Valve Regulated Lead Acid (VRLA) batteries, commonly known by their Absorbent Glass Mat (AGM) construction, are susceptible to a chemical degradation known as sulfation. This process is the primary cause of capacity and power loss in lead-acid batteries, where the normal chemical reaction is impeded. The good news is that desulfation, the process of reversing this degradation, is possible when the battery is treated before the damage becomes permanent. Success depends entirely on the degree of sulfation and the specific method employed.
Understanding Sulfation in AGM Batteries
Sulfation is a natural occurrence in all lead-acid batteries, beginning the moment a battery starts to discharge. The process involves the active material on the plates reacting with the sulfuric acid electrolyte to form soft lead sulfate crystals (PbSO4) on the positive and negative plates. During a proper recharge cycle, these soft crystals readily convert back into lead dioxide, lead, and sulfuric acid, allowing the battery to return to full capacity.
The problem arises when an AGM battery is left in a discharged state, repeatedly undercharged, or cycled at a partial state of charge for extended periods. This neglect allows the soft lead sulfate to recrystallize, forming larger, non-conductive, and highly stable structures known as hard sulfation. These hardened crystals act as an insulator, physically coating the plates and significantly reducing the surface area available for the necessary electrochemical reactions.
This loss of active surface area translates directly to a reduction in the battery’s performance metrics, including diminished Cold Cranking Amps (CCA) and a noticeable drop in overall amp-hour capacity. Unlike flooded lead-acid batteries, AGM batteries cannot typically undergo a traditional equalization charge, making them particularly vulnerable to the long-term effects of chronic undercharging. The increasing internal resistance caused by the crystal buildup also leads to the battery accepting less charge over time, which accelerates the failure cycle.
Equipment and Methods for Desulfation
Successful desulfation of an AGM battery requires specialized equipment designed to break down the hardened lead sulfate crystals without causing damage to the sealed cell construction. The most practical equipment is a dedicated battery charger that includes a specific desulfation or reconditioning mode, which typically uses one of two primary methods. Electronic desulfator units are also available, which can be connected to the battery either temporarily or permanently to maintain plate health.
The first common technique is high-frequency pulse charging, which works by sending controlled bursts of energy across the battery’s plates. This method utilizes a high-frequency alternating current pulse, often in the kilohertz range, to resonate with the sulfate crystals. The energy from these pulses physically dislodges the insulating sulfate crystals from the lead plates, allowing them to dissolve back into the electrolyte.
The second method involves controlled high-voltage charging, sometimes referred to as an equalization-style process in certain smart chargers. This approach applies a voltage slightly higher than the battery’s normal absorption voltage, sometimes reaching 17.8 volts in a controlled, low-current manner. The elevated voltage pushes a small current through the crystals, encouraging them to convert back into active material over a prolonged period, which can take days or even weeks to complete.
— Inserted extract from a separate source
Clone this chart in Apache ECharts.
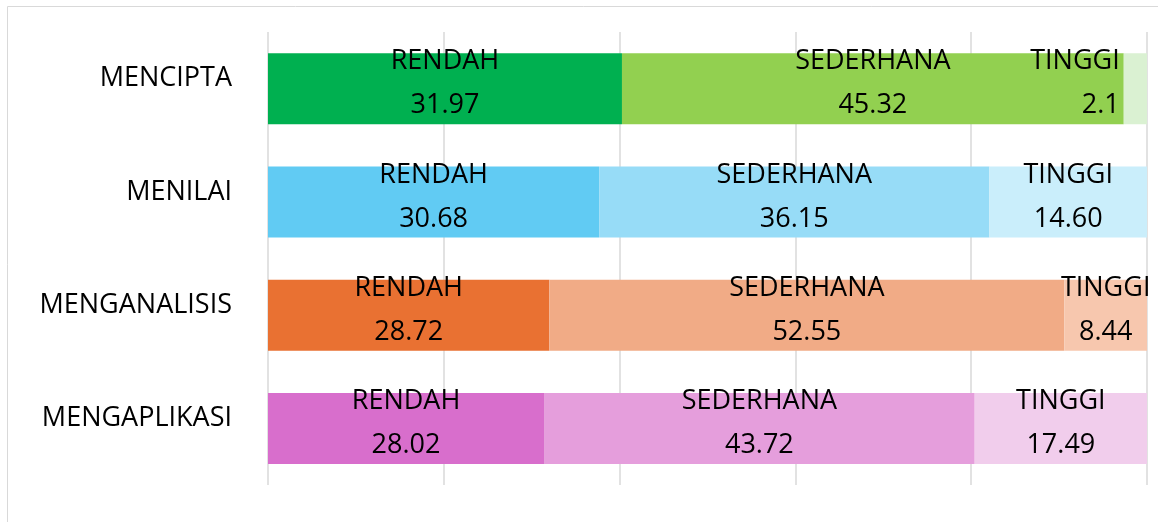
<!DOCTYPE html>
<html lang="en">
<head>
<meta charset="UTF-8">
<title>Chart</title>
<script src="https://cdn.jsdelivr.net/npm/echarts@6/dist/echarts.min.js"></script>
<style>
  html, body { margin: 0; padding: 0; background: #fff; }
  #main { width: 1158px; height: 522px; }
</style>
</head>
<body>
<div id="main"></div>
<script>
// categories bottom -> top (yAxis category order)
const kategori = ['MENGAPLIKASI', 'MENGANALISIS', 'MENILAI', 'MENCIPTA'];
const tahap = ['RENDAH', 'SEDERHANA', 'TINGGI'];
// values as printed on the bars
const rendah    = ['28.02', '28.72', '30.68', '31.97'];
const sederhana = ['43.72', '52.55', '36.15', '45.32'];
const tinggi    = ['17.49', '8.44', '14.60', '2.1'];

// colours per category, one shade per level
const warna = {
  MENGAPLIKASI: ['#D86ECC', '#E59EDC', '#F1CDEC'],
  MENGANALISIS: ['#E97132', '#F1AB86', '#F7C7AE'],
  MENILAI:      ['#61CBF3', '#97DCF7', '#CAEEFB'],
  MENCIPTA:     ['#00B050', '#92D050', '#DAF1D2']
};

const semua = [rendah, sederhana, tinggi];
const jumlah = kategori.map((k, i) => semua.reduce((s, arr) => s + Number(arr[i]), 0));

const FONT = '"Open Sans", "Noto Sans", sans-serif';

function buatSeri(s) {
  return {
    name: tahap[s],
    type: 'bar',
    stack: 'total',
    barWidth: 71,
    data: kategori.map((k, i) => {
      const pct = Number(semua[s][i]) / jumlah[i] * 100;
      const item = {
        value: pct,
        teks: semua[s][i],
        itemStyle: { color: warna[k][s] }
      };
      // very thin segment: put its label just left of it
      if (pct < 5) {
        item.label = { position: 'left', distance: 4, align: 'right' };
      }
      return item;
    }),
    label: {
      show: true,
      position: 'inside',
      offset: [0, -5],
      formatter: p => '{n|' + tahap[s] + '}\n{v|' + p.data.teks + '}',
      rich: {
        n: { fontSize: 27, lineHeight: 44, color: '#000', fontFamily: FONT },
        v: { fontSize: 27, lineHeight: 44, color: '#000', fontFamily: FONT }
      }
    },
    emphasis: { disabled: true }
  };
}

const chart = echarts.init(document.getElementById('main'), null, { renderer: 'canvas' });
chart.setOption({
  animation: false,
  textStyle: { fontFamily: FONT },
  graphic: [{
    type: 'rect',
    shape: { x: 7.5, y: 6.5, width: 1300, height: 700 },
    style: { fill: 'none', stroke: '#d9d9d9', lineWidth: 1 },
    silent: true,
    z: -10
  }],
  grid: { left: 268, right: 11, top: 32, bottom: 37, containLabel: false },
  xAxis: {
    type: 'value',
    min: 0,
    max: 100,
    interval: 20,
    axisLabel: { show: false },
    axisLine: { show: false },
    axisTick: { show: false },
    splitLine: { show: true, lineStyle: { color: '#d9d9d9', width: 1.5 } }
  },
  yAxis: {
    type: 'category',
    data: kategori,
    axisLine: { show: false },
    axisTick: { show: false },
    axisLabel: {
      margin: 36,
      fontSize: 27,
      color: '#000',
      fontFamily: FONT,
      verticalAlign: 'bottom',
      lineHeight: 20
    }
  },
  series: [0, 1, 2].map(buatSeri)
});
</script>
</body>
</html>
To begin the process, the battery’s initial voltage should be measured to confirm the state of discharge; if the battery is severely discharged, it may need a preliminary charge. The specialized charger is then connected, and the desulfation mode is selected, which initiates the slow, controlled application of the chosen method. The process requires continuous monitoring, particularly for signs of excessive heat, and should only be performed with the battery disconnected from the vehicle or load. Once the cycle is complete, the battery should be re-tested with a load tester to verify if the Cold Cranking Amps or capacity have been restored.
Risks, Safety, and When to Avoid Desulfation
Attempting to desulfate an AGM battery carries specific risks that must be carefully managed due to the sealed nature of the battery design. The primary danger comes from overcharging, which can lead to excessive internal heat buildup and a dangerous condition known as thermal runaway. In an AGM battery, the electrolyte is absorbed in a glass mat, and overcharging or excessive heat can cause the water content to gas out through the pressure-relief valves.
Because the sealed design prevents the replenishment of lost water, this gassing permanently dries out the electrolyte, leading to irreversible capacity loss and internal damage. Thermal runaway is a self-accelerating chain reaction where increasing temperature causes increased current acceptance, which generates even more heat, potentially leading to catastrophic failure, fire, or explosion. To mitigate this, the process must be closely watched, and personal protective equipment, such as safety glasses and gloves, should always be worn.
Desulfation is ineffective, and often unsafe, for batteries that have suffered damage beyond simple sulfation. If the battery has physically damaged plates, shorted cells indicated by a zero-volt reading, or internal corrosion, the desulfation process cannot restore function. The effort is also pointless if the sulfation is determined to be “hard,” resulting from months of neglect, as the hardened crystals will not respond to the electrical pulses or elevated voltage. In these cases, the battery is considered too far gone, and replacement is the only safe and reliable option to restore the vehicle or system to proper working order.